Some records

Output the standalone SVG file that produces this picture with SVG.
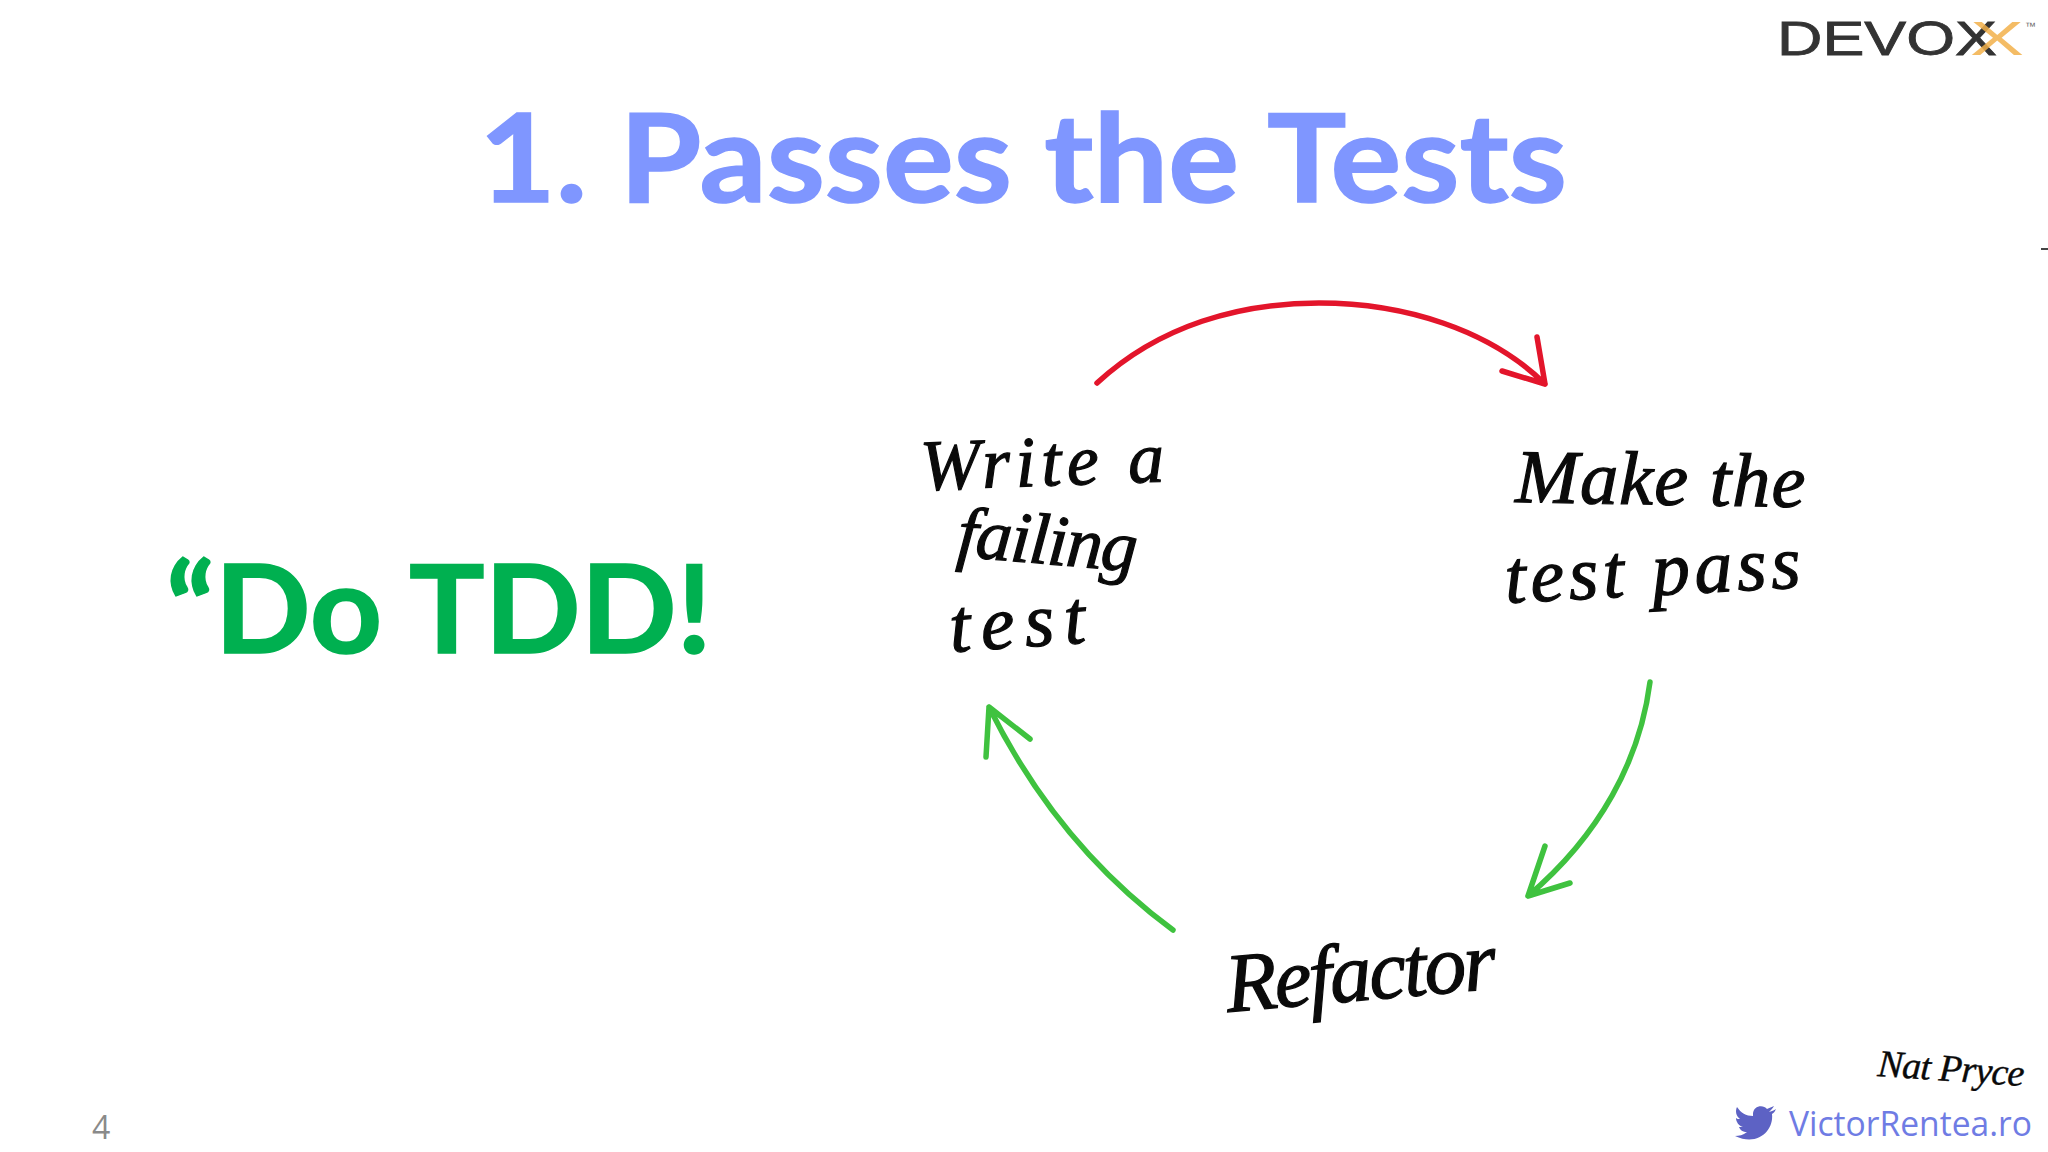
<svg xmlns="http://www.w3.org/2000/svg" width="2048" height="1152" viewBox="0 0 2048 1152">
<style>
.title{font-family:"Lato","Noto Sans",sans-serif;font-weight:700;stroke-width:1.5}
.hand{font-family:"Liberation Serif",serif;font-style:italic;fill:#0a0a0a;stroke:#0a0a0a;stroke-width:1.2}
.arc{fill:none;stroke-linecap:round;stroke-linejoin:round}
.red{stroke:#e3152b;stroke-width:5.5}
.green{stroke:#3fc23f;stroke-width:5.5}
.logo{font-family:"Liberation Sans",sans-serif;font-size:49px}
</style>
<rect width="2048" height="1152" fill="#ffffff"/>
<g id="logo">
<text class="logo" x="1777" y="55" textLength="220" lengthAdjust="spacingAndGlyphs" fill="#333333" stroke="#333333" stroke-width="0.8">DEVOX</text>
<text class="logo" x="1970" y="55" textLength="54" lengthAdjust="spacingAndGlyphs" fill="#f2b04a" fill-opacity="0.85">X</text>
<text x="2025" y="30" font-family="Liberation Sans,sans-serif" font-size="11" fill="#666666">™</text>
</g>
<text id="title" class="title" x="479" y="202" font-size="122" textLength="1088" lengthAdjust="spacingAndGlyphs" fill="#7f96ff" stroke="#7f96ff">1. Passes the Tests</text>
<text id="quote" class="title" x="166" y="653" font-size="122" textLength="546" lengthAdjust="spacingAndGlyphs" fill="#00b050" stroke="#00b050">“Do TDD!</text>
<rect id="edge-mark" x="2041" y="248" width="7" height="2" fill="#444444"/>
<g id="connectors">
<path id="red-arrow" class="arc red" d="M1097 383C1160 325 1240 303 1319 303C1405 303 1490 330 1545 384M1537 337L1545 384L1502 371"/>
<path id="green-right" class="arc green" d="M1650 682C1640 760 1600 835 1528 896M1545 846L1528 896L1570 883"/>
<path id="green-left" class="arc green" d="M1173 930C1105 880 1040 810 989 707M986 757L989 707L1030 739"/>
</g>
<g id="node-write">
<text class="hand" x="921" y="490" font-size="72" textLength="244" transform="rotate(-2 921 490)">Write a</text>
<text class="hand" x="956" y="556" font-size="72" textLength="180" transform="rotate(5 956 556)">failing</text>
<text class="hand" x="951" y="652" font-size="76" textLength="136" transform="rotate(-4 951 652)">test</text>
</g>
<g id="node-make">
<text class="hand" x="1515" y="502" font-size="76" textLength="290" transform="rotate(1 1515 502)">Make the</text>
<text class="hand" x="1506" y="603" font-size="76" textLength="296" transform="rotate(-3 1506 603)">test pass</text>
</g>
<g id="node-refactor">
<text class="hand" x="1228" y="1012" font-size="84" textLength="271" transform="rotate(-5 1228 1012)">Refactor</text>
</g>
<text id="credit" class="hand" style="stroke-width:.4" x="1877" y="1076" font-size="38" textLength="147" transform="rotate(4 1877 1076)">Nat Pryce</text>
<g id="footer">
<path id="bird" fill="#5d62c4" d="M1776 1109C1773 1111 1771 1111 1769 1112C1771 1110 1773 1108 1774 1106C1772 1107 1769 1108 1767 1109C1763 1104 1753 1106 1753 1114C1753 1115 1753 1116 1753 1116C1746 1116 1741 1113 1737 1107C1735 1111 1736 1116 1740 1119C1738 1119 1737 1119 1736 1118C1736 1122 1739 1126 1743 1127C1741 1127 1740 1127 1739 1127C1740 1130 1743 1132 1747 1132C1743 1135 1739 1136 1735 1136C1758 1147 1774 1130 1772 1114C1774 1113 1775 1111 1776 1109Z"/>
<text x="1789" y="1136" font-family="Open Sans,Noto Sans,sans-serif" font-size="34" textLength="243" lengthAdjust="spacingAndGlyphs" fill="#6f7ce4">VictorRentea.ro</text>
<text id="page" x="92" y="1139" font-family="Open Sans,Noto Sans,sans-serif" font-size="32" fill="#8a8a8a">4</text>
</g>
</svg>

==

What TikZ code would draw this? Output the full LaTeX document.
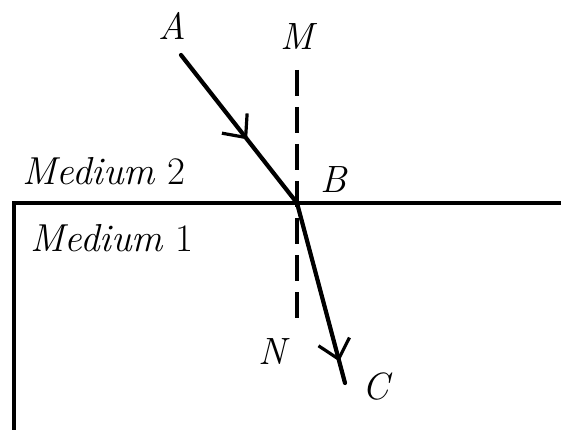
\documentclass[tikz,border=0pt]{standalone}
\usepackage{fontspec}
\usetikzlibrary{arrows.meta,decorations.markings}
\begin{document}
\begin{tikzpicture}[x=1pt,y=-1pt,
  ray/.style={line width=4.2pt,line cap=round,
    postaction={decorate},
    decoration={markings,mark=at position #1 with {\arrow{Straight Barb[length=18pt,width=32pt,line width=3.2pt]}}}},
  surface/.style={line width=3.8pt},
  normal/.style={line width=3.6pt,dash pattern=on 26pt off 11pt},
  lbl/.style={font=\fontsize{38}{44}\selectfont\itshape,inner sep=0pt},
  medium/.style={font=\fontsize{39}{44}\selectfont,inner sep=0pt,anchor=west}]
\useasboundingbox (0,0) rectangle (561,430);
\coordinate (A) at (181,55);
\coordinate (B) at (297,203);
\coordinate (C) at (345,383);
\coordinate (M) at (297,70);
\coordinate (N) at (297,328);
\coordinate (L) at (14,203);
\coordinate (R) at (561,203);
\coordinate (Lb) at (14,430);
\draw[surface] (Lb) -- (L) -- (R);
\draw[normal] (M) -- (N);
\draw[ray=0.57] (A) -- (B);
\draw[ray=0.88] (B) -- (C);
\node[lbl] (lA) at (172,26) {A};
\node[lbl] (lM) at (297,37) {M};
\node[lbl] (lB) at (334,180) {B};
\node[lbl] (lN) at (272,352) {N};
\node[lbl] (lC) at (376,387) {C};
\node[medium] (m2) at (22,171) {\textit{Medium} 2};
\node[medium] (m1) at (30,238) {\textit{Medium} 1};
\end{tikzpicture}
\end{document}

[Set exercise] Identify each line in the records above containing the word "this"; copy those lines.

[Completed exercise]
Output the standalone SVG file that produces this picture with SVG.
What TikZ code would draw this? Output the full LaTeX document.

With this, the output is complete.